Vous l’aurez compris, cet album m’a quelque peu gêné. A trop vouloir condamner l’Occident, l’auteur semble s’écarter de la réalité (que je ne connais toutefois que par écran de télévision interposé).
C’est plus au niveau du dessin (ou devrais-je dire de l’illustration) que cet album est exceptionnel. L’Afrique nous est présentée dans toute sa splendeur : des couleurs chaudes, des grands espaces, des paysages somptueux,… Toute la beauté d’un monde encore sauvage qui a résisté à la civilisation occidentale et qui s’épanouit pleinement. Mais les traits et les couleurs de Berlion, s’ils sont magnifiques en soi, servent la vision paradisiaque du continent africain. Bien sûr le monde décrit dans cet album est merveilleux, bien sûr je voudrais y passer ma vie, bien sûr je voudrais qu’un tel monde existe,… mais je ne pense pas que ce soit le cas. La passion de l’auteur pour ce continent est vraiment palpable, il l’aime et voudrait qu’on s’y intéresse. Mais il faut prendre garde que cette vision tronquée de l’Afrique n’occulte les problèmes qui s’y sont installés.

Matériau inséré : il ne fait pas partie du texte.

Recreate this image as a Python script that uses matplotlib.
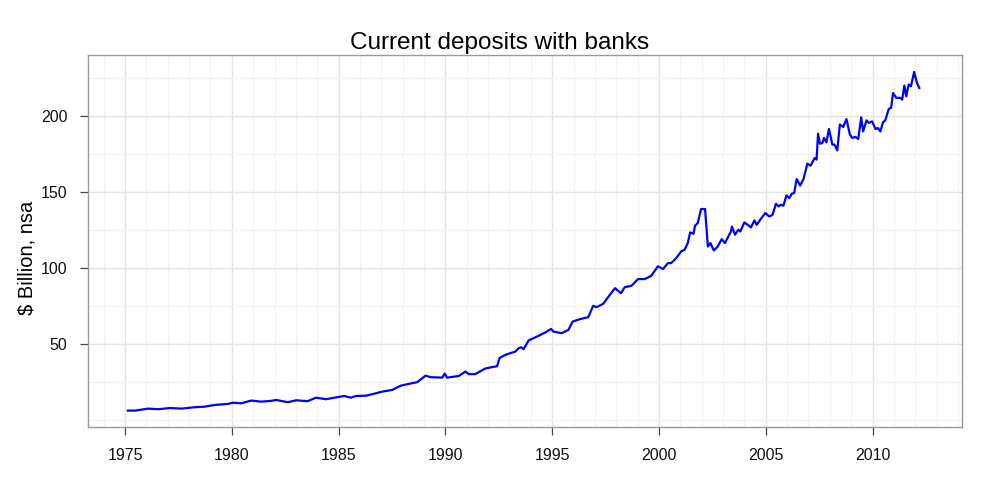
import matplotlib
matplotlib.use("Agg")
import matplotlib.pyplot as plt
from matplotlib.ticker import MultipleLocator

plt.rcParams['font.family'] = ['Liberation Sans', 'DejaVu Sans']

title = "Current deposits with banks"
y_label = "$ Billion, nsa"
x_ticks = [1975, 1980, 1985, 1990, 1995, 2000, 2005, 2010]
y_ticks = [50, 100, 150, 200]

years = [
    1975.13, 1975.47, 1976.09, 1976.55, 1977.10, 1977.64, 1978.26, 1978.73,
    1979.20, 1979.82, 1980.05, 1980.44, 1980.91, 1981.38, 1981.84, 1982.08,
    1982.62, 1983.01, 1983.55, 1983.94, 1984.41, 1984.80, 1985.27, 1985.57,
    1985.81, 1986.27, 1986.58, 1987.05, 1987.51, 1987.91, 1988.29, 1988.68,
    1989.07, 1989.31, 1989.85, 1989.97, 1990.08, 1990.63, 1990.94, 1991.09,
    1991.40, 1991.87, 1992.18, 1992.42, 1992.54, 1992.81, 1993.04, 1993.27,
    1993.43, 1993.55, 1993.66, 1993.90, 1994.28, 1994.67, 1994.95, 1995.06,
    1995.44, 1995.76, 1995.96, 1996.30, 1996.69, 1996.92, 1997.08, 1997.39,
    1997.70, 1997.94, 1998.22, 1998.40, 1998.71, 1999.02, 1999.33, 1999.64,
    1999.95, 2000.19, 2000.42, 2000.57, 2000.81, 2001.04, 2001.20, 2001.35,
    2001.46, 2001.62, 2001.69, 2001.82, 2001.97, 2002.16, 2002.29, 2002.41,
    2002.57, 2002.75, 2002.94, 2003.09, 2003.37, 2003.42, 2003.56, 2003.72,
    2003.81, 2004.00, 2004.31, 2004.47, 2004.58, 2004.74, 2004.98, 2005.16,
    2005.32, 2005.48, 2005.60, 2005.70, 2005.83, 2005.97, 2006.10, 2006.22,
    2006.33, 2006.45, 2006.61, 2006.77, 2006.95, 2007.10, 2007.29, 2007.38,
    2007.45, 2007.54, 2007.65, 2007.73, 2007.84, 2007.96, 2008.12, 2008.22,
    2008.35, 2008.47, 2008.63, 2008.78, 2008.94, 2009.05, 2009.20, 2009.33,
    2009.47, 2009.56, 2009.72, 2009.83, 2009.98, 2010.14, 2010.25, 2010.37,
    2010.49, 2010.60, 2010.76, 2010.87, 2010.96, 2011.11, 2011.30, 2011.39,
    2011.49, 2011.58, 2011.69, 2011.80, 2011.95, 2012.08, 2012.19,
]

deposits = [
    6.3, 6.3, 7.6, 7.2, 8.0, 7.6, 8.5, 8.9,
    10.0, 10.7, 11.5, 11.1, 12.9, 12.2, 12.7, 13.3,
    11.8, 13.1, 12.5, 14.8, 13.8, 14.8, 15.9, 14.8,
    15.9, 16.1, 17.1, 18.8, 19.9, 22.7, 23.9, 25.0,
    29.3, 28.3, 28.0, 30.6, 28.0, 29.1, 32.0, 30.3,
    30.3, 34.0, 34.9, 35.5, 41.0, 43.0, 44.1, 45.1,
    47.4, 48.0, 46.7, 52.5, 55.0, 57.7, 60.1, 58.3,
    57.3, 59.4, 64.9, 66.5, 67.8, 75.3, 74.4, 76.6,
    82.5, 86.9, 83.6, 87.6, 88.4, 92.9, 92.9, 95.0,
    101.3, 99.5, 103.4, 103.4, 106.7, 111.1, 112.2, 116.6,
    123.6, 122.7, 128.0, 129.8, 139.0, 139.0, 114.3, 116.6,
    111.7, 114.3, 119.2, 116.6, 124.2, 127.5, 122.1, 125.4,
    124.2, 130.2, 126.9, 131.5, 128.6, 131.9, 136.4, 134.1,
    135.2, 142.5, 140.7, 141.8, 141.2, 148.0, 146.2, 149.1,
    149.5, 158.8, 154.4, 158.8, 168.9, 167.5, 172.6, 171.5,
    188.6, 182.0, 182.5, 185.8, 182.9, 191.7, 181.4, 181.4,
    177.6, 194.6, 193.0, 198.3, 188.0, 185.8, 186.5, 185.1,
    199.4, 190.1, 197.4, 195.7, 196.7, 191.7, 192.4, 190.1,
    196.1, 197.4, 204.9, 205.6, 215.4, 212.2, 212.2, 211.0,
    220.3, 213.2, 220.9, 219.8, 229.3, 222.0, 218.7,
]

fig = plt.figure(figsize=(10, 5), dpi=100)
ax = fig.add_axes([0.0883, 0.1466, 0.9620 - 0.0883, 0.89 - 0.1466])

ax.plot(years, deposits, color='#0000ff', lw=1.6, solid_joinstyle='round', zorder=3)

ax.set_xlim(1973.28, 2014.19)
ax.set_ylim(-4.3, 240.4)
ax.set_xticks(x_ticks)
ax.set_yticks(y_ticks)
ax.xaxis.set_minor_locator(MultipleLocator(1))
ax.yaxis.set_minor_locator(MultipleLocator(25))

ax.grid(which='major', color='#e4e4e4', lw=1.0, zorder=0)
ax.grid(which='minor', color='#f3f3f3', lw=1.0, zorder=0)
ax.set_axisbelow(True)

for s in ax.spines.values():
    s.set_color('#9a9a9a')
    s.set_linewidth(1.0)

ax.tick_params(which='major', direction='out', length=6, width=0.9, color='#444444',
               labelsize=11.5, labelcolor='#111111')
ax.tick_params(axis='x', which='major', pad=9)
ax.tick_params(axis='y', which='major', pad=9)
ax.tick_params(which='minor', length=0)

fig.text(0.5, 0.901, title, ha='center', va='baseline', fontsize=17.5, color='#000000')
fig.text(0.027, 0.484, y_label, ha='center', va='center', rotation=90, fontsize=14.5,
         color='#000000')

fig.savefig('out.png', dpi=100, facecolor='white')
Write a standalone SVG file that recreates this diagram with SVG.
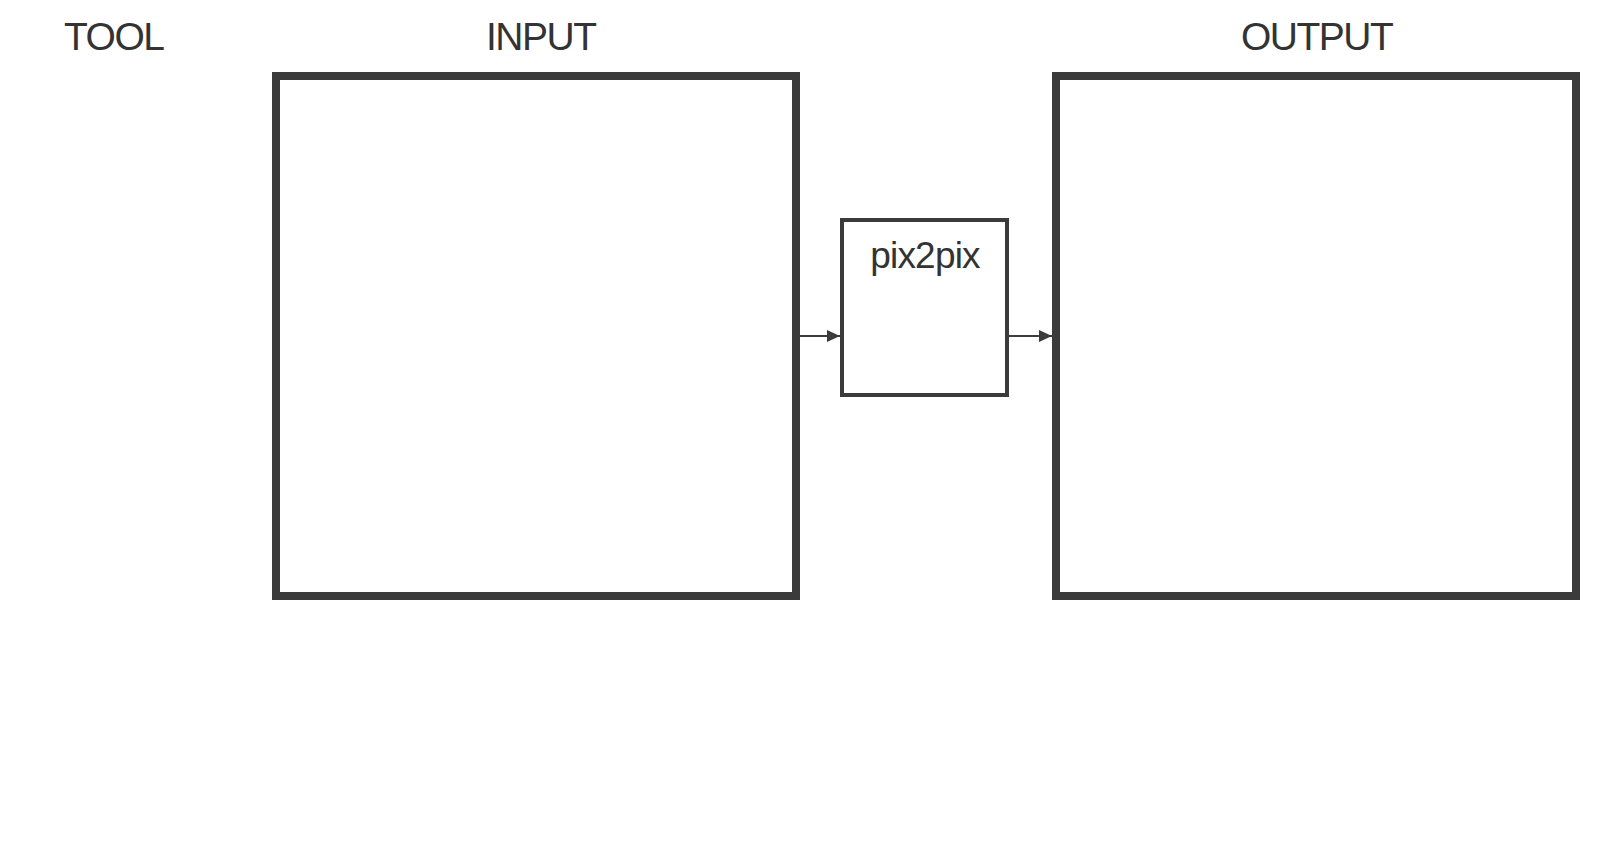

Cet album est donc une magnifique utopie et doit être traité comme tel. Un moyen de quitter notre vie qui, effectivement, est loin d’être idéale. Un moyen de s’évader, de rêver, de penser que le monde pourrait être meilleur. Dans cette optique, il n’y a rien à y redire. Du moins au niveau du point de vue adopté par l’auteur. Au niveau de l’histoire proprement dite, je n’ai pas vraiment été convaincu, j’ai éprouvé beaucoup de difficulté à m’attacher au personnage d’Eugène. Le lecteur devrait souffrir avec lui des railleries des villageois, il devrait partager ses joies et ses souffrances. Mais rien de tout cela ne se produit, le lecteur reste un simple spectateur et n’est jamais vraiment touché par l’histoire. Et c’est court. Très court. A peine ouvert, le livre est presque fini. Les cases sont très grandes et si elles permettent à Berlion de nous offrir des planches magnifiques, elles ne font pas vraiment avancer l’histoire. C’est peut-être voulu, c’est peut-être à l’image de la vie africaine, calme et lente. Mais on a l’impression que rien ne se passe. Bref, cette histoire gagnerait à être plus approfondie et les personnages moins caricaturaux.